**PROVIDED RECORDS**.
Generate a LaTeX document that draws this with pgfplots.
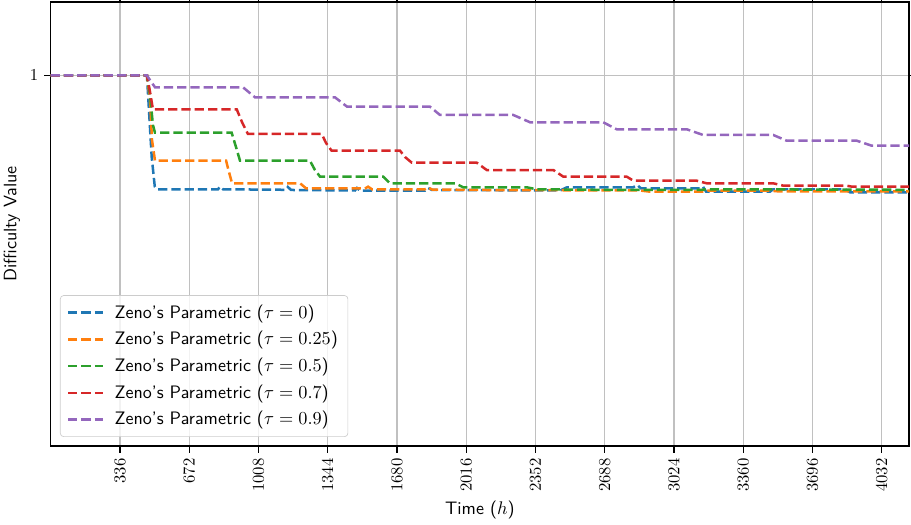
==
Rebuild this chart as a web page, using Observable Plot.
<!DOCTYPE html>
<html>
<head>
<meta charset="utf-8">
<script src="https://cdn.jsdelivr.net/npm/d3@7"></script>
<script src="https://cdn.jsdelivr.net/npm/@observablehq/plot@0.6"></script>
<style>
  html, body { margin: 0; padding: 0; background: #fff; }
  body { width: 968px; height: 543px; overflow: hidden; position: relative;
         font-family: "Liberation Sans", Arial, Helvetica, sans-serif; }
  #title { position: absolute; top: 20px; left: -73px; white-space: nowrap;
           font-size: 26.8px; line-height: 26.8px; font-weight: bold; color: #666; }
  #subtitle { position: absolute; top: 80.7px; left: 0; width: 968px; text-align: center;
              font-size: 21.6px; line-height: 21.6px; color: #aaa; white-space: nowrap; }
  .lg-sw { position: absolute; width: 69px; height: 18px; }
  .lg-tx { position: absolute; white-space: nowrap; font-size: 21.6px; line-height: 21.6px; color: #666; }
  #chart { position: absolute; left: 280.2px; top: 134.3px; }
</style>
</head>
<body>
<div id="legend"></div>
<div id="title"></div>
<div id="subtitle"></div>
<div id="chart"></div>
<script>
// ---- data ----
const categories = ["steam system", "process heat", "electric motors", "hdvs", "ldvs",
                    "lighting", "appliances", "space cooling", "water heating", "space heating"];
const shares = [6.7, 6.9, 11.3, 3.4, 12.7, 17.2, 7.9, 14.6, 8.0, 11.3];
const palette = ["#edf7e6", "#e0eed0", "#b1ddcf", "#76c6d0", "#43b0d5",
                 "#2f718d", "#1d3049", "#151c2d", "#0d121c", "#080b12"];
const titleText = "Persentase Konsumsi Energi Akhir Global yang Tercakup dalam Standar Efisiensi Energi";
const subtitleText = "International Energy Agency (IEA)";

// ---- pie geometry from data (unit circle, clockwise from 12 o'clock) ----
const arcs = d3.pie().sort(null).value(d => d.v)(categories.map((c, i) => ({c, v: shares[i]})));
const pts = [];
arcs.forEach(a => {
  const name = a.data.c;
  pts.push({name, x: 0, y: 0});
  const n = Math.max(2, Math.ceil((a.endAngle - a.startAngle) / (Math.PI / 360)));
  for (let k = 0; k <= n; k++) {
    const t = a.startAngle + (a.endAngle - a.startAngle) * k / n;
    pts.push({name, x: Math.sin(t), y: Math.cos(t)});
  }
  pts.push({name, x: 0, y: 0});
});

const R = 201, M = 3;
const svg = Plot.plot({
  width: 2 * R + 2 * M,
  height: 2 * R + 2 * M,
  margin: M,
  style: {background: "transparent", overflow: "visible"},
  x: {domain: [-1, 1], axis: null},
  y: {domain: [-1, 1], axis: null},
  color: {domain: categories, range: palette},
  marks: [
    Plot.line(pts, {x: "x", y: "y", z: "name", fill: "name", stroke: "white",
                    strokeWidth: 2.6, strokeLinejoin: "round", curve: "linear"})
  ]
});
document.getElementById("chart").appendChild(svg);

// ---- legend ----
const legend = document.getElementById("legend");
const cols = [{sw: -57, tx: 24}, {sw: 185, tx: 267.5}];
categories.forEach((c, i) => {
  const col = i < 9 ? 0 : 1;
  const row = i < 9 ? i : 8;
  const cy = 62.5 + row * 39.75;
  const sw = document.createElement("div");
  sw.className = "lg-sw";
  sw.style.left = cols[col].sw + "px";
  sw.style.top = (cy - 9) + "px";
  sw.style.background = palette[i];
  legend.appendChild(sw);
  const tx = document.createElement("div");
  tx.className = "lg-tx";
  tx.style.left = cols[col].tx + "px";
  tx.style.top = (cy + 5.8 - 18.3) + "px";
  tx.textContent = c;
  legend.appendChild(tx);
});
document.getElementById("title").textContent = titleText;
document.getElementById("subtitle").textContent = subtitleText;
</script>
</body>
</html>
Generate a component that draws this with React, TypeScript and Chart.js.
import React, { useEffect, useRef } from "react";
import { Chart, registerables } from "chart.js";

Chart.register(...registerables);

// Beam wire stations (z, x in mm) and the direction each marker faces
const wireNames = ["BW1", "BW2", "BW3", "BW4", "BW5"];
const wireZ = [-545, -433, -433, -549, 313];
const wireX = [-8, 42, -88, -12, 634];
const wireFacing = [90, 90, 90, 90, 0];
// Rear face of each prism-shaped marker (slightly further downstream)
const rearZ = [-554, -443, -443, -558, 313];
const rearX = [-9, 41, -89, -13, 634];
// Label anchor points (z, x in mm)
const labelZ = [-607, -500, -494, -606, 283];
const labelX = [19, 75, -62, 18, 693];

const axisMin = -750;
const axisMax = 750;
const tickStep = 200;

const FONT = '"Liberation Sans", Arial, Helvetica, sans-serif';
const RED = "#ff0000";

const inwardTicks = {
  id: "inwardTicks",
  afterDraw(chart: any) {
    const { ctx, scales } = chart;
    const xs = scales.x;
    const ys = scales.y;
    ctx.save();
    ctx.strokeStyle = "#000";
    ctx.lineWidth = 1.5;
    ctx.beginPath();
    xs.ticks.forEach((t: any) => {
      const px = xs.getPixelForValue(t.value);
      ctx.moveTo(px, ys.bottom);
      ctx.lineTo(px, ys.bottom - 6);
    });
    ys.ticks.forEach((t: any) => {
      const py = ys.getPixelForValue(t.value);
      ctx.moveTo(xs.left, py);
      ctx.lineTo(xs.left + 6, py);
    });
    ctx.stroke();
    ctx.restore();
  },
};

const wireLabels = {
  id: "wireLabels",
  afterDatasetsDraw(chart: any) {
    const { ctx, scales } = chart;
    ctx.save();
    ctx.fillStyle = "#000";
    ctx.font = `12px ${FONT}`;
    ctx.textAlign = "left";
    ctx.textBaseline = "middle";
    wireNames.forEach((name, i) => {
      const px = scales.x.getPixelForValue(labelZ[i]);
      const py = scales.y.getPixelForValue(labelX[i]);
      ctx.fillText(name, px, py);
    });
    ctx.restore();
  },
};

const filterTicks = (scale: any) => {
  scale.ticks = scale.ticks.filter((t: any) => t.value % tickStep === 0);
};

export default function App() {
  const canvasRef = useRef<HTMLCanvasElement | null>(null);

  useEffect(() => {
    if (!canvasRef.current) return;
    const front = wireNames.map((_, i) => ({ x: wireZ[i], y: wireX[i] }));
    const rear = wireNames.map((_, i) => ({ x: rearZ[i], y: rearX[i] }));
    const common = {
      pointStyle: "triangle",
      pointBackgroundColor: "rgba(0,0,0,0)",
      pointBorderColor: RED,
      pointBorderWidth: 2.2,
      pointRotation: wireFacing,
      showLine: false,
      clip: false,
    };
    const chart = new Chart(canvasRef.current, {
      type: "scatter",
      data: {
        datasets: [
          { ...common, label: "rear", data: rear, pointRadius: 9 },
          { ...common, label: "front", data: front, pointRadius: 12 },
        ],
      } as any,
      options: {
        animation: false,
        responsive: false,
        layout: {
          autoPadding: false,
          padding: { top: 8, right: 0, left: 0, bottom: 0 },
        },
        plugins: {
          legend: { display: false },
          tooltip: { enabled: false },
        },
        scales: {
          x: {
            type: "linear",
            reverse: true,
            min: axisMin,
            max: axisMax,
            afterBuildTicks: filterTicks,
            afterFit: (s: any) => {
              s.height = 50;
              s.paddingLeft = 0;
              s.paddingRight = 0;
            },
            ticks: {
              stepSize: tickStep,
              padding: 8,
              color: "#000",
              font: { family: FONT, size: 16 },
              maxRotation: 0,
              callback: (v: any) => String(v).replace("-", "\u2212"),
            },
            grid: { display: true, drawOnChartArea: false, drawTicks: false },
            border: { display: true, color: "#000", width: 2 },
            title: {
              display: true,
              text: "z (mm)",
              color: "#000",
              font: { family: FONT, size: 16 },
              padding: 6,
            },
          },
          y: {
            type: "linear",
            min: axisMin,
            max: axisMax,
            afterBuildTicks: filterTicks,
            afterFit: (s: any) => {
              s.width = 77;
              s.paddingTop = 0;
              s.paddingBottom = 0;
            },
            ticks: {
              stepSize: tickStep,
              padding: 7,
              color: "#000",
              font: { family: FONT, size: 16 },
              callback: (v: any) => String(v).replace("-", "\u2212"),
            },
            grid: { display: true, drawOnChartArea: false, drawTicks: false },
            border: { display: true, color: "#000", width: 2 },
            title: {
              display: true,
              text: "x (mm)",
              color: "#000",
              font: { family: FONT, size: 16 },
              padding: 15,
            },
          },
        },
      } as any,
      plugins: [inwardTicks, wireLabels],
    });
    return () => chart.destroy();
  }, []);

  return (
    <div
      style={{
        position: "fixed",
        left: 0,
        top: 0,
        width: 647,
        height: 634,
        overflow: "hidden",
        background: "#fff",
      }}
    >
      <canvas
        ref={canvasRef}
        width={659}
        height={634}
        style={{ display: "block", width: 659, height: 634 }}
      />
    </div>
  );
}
* * *
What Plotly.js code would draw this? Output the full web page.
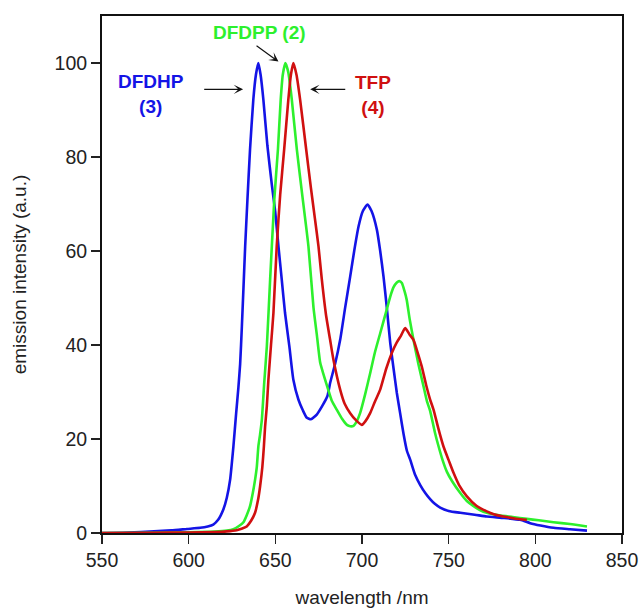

**WHAT IS REQUIRED**.
Within the listing above, the range opens at the line with "Generate a component" and closes at the line with "Chart.register(...registerables);". Reproduce exactly the lines of that range, including both ends.

**REPLY**.
Generate a component that draws this with React, TypeScript and Chart.js.
import React, { useEffect, useRef } from "react";
import { Chart, registerables } from "chart.js";

Chart.register(...registerables);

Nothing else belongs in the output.